___ SUPPLIED RECORDS ___
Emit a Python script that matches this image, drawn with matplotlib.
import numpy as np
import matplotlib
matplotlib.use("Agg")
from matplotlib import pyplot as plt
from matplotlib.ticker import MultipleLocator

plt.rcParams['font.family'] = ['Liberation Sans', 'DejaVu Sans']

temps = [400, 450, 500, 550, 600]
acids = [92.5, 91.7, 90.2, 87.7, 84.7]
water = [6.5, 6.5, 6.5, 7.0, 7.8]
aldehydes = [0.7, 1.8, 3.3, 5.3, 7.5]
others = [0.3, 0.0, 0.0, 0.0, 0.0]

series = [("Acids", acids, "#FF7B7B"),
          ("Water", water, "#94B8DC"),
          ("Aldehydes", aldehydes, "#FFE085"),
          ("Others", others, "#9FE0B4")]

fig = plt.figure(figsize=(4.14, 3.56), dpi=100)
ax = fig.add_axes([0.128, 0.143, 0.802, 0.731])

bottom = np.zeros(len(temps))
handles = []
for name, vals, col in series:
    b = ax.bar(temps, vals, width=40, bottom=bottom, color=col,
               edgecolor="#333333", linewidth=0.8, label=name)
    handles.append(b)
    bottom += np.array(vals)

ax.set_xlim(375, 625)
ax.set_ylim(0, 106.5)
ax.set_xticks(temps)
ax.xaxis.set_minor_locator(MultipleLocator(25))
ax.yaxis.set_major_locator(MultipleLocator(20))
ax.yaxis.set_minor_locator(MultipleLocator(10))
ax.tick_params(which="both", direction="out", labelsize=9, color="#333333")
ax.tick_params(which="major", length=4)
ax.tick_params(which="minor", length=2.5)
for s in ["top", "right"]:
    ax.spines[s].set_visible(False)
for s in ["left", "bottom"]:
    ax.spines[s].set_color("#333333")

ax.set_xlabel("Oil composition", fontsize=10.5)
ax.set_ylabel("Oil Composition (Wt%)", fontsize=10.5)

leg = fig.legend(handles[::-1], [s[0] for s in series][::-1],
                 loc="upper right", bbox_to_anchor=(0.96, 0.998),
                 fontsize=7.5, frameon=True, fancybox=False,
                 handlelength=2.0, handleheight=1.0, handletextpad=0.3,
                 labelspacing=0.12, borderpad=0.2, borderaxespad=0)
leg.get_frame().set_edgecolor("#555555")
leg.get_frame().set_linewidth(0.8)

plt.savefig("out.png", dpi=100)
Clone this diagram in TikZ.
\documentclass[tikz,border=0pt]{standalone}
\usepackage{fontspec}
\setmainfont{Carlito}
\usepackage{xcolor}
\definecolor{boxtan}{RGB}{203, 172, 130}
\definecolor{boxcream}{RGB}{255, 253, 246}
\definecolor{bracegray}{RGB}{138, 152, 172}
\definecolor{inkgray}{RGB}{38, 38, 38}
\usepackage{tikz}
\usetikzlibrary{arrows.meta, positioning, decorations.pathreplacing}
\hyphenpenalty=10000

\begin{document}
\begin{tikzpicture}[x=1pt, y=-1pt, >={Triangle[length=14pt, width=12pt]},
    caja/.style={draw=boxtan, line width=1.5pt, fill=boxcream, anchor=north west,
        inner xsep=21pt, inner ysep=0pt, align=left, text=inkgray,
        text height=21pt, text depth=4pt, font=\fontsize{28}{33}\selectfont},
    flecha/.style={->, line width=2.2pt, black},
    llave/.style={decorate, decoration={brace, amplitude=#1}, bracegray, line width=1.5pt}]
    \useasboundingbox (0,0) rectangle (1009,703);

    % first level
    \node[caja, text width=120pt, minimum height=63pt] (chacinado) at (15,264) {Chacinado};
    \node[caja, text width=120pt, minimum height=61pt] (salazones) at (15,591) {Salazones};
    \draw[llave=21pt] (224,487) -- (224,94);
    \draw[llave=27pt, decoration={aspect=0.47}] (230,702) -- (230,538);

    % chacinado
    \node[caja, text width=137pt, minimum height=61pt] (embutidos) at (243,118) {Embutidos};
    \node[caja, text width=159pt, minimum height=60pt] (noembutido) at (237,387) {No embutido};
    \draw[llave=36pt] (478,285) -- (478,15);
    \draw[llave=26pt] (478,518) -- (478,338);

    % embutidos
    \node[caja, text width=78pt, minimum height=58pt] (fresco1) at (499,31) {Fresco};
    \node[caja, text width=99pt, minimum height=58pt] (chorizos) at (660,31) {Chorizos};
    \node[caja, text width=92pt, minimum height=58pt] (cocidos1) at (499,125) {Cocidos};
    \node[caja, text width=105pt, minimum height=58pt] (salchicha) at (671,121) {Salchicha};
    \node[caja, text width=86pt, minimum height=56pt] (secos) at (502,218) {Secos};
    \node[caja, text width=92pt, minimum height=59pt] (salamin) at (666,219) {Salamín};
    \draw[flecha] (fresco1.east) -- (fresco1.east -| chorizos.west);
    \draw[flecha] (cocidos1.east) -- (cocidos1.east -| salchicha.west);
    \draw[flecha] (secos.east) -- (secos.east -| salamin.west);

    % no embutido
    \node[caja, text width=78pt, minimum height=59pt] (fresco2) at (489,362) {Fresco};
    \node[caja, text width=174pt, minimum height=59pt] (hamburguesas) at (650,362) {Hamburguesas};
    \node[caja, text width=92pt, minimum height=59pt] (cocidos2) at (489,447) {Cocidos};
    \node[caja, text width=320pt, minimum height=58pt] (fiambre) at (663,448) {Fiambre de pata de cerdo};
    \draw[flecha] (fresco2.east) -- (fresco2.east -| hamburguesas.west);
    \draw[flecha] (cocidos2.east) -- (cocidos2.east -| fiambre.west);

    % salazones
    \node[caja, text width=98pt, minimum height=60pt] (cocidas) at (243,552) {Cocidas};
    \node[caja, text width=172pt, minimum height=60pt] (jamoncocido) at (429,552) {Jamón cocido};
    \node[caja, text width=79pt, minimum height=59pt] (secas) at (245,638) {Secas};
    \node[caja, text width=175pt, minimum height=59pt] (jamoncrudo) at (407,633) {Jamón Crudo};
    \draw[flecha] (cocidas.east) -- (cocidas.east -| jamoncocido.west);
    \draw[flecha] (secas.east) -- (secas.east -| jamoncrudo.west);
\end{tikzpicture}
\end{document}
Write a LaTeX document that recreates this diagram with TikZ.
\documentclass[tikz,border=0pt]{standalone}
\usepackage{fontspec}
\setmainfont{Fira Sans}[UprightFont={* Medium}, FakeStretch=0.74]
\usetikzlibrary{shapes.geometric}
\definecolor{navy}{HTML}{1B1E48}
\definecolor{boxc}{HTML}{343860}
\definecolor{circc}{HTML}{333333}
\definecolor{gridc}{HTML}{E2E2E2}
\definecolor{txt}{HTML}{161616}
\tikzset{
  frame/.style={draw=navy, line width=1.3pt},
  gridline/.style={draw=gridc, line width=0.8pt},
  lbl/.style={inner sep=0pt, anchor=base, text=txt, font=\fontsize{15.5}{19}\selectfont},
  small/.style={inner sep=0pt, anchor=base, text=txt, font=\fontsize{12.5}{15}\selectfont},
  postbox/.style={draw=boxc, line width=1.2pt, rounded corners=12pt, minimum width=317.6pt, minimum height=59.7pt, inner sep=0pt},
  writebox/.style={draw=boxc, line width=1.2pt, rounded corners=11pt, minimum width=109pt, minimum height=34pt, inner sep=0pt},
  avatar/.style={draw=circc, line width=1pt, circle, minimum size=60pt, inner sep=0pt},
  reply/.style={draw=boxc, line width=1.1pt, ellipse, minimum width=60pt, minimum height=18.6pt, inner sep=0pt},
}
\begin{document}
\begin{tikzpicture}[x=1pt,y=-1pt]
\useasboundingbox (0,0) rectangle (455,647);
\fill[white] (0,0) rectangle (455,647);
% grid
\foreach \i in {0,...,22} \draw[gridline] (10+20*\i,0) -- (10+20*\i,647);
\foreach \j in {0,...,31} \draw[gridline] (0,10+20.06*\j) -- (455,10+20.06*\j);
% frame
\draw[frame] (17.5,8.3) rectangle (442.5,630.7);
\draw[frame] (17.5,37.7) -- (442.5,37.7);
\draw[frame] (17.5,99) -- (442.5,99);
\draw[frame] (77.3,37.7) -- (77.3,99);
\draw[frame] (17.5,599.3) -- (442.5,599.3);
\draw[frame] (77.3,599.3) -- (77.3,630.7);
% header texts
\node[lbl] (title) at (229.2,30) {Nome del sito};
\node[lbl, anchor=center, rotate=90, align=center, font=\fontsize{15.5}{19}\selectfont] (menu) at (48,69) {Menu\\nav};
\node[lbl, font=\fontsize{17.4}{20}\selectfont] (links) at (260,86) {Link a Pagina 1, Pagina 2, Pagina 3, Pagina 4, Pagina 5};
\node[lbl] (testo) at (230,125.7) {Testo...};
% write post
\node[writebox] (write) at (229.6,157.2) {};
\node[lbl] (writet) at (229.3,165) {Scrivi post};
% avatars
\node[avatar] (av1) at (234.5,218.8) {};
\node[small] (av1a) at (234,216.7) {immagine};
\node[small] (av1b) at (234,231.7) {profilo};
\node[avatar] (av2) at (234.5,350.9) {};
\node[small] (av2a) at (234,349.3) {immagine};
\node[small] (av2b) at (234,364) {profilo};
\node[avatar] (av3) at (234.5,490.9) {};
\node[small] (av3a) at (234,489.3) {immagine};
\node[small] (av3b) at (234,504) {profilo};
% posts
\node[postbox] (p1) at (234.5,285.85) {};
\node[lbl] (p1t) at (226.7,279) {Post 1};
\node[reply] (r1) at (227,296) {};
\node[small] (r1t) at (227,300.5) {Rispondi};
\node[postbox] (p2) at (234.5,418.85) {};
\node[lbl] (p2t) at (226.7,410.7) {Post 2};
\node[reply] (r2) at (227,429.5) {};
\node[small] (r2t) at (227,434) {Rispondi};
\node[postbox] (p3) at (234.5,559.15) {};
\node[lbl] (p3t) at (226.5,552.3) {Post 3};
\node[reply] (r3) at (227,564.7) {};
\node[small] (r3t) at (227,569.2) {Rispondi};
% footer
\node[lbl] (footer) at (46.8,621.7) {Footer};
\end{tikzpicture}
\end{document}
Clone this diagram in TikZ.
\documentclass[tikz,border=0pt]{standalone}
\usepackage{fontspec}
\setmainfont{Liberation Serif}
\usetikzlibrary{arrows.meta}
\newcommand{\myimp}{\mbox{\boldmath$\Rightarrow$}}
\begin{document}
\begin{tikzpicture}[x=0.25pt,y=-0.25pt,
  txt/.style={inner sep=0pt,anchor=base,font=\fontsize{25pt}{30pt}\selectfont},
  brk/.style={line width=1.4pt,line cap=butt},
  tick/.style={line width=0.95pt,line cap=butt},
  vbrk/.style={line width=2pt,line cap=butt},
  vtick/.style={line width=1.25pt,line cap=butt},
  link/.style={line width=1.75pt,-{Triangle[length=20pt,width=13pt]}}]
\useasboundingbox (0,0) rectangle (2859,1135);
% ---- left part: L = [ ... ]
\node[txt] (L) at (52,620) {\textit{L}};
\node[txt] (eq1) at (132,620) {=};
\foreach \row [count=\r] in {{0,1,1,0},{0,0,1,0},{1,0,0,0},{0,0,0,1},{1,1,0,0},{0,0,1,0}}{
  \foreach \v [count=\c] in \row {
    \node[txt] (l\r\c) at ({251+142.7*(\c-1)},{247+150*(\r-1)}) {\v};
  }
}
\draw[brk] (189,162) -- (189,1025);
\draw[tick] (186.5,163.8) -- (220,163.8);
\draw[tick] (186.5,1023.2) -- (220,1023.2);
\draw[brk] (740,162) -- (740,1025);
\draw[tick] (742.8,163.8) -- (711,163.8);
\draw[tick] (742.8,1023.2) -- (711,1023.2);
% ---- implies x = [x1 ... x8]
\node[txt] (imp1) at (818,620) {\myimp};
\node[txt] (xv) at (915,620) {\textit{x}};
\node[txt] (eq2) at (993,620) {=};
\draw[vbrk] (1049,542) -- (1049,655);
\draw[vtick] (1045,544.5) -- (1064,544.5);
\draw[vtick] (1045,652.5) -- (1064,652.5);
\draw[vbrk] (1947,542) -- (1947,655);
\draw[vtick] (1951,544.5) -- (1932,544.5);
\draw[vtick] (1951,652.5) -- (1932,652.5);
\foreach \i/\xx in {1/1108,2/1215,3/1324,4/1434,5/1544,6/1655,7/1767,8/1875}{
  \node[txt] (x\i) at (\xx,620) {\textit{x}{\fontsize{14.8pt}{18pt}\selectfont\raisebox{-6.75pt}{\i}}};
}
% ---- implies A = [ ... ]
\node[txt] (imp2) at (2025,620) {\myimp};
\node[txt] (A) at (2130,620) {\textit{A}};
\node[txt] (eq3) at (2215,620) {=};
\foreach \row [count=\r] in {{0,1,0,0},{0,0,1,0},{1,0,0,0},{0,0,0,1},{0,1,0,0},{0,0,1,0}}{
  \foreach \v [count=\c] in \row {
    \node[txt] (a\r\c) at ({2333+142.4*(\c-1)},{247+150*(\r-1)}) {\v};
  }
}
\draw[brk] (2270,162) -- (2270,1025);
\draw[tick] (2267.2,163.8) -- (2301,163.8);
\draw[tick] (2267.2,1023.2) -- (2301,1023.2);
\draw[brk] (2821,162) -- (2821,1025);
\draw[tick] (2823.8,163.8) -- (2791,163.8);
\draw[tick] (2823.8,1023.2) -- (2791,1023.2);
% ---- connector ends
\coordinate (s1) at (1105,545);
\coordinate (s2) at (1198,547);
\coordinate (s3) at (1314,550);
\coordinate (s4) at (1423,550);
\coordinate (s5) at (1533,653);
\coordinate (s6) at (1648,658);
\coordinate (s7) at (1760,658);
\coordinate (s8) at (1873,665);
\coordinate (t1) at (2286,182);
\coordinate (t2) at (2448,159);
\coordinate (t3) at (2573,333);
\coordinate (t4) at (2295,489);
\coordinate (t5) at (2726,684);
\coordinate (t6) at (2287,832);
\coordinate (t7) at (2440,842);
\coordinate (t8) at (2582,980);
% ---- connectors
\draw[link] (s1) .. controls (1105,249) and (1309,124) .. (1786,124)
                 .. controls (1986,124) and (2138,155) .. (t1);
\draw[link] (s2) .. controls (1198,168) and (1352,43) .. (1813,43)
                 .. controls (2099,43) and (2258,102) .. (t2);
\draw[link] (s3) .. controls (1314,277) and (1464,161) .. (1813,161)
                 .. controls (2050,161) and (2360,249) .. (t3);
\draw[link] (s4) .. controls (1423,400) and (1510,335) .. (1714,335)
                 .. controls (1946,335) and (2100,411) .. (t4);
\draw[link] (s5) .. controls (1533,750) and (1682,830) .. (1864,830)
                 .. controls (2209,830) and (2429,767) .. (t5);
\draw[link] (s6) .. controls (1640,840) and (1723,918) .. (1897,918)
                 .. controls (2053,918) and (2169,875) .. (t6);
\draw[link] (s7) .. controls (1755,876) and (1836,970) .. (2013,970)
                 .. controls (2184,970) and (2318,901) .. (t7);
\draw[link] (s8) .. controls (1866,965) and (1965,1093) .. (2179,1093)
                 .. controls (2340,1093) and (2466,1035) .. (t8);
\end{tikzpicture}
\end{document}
___
→ YOUR GOAL: In this exercise, copy only the lines from the opening line of the material through the line where "ax = fig.add_axes([0.128, 0.143, 0.802, 0.731])" appears.

→ FINAL ANSWER:
Emit a Python script that matches this image, drawn with matplotlib.
import numpy as np
import matplotlib
matplotlib.use("Agg")
from matplotlib import pyplot as plt
from matplotlib.ticker import MultipleLocator

plt.rcParams['font.family'] = ['Liberation Sans', 'DejaVu Sans']

temps = [400, 450, 500, 550, 600]
acids = [92.5, 91.7, 90.2, 87.7, 84.7]
water = [6.5, 6.5, 6.5, 7.0, 7.8]
aldehydes = [0.7, 1.8, 3.3, 5.3, 7.5]
others = [0.3, 0.0, 0.0, 0.0, 0.0]

series = [("Acids", acids, "#FF7B7B"),
          ("Water", water, "#94B8DC"),
          ("Aldehydes", aldehydes, "#FFE085"),
          ("Others", others, "#9FE0B4")]

fig = plt.figure(figsize=(4.14, 3.56), dpi=100)
ax = fig.add_axes([0.128, 0.143, 0.802, 0.731])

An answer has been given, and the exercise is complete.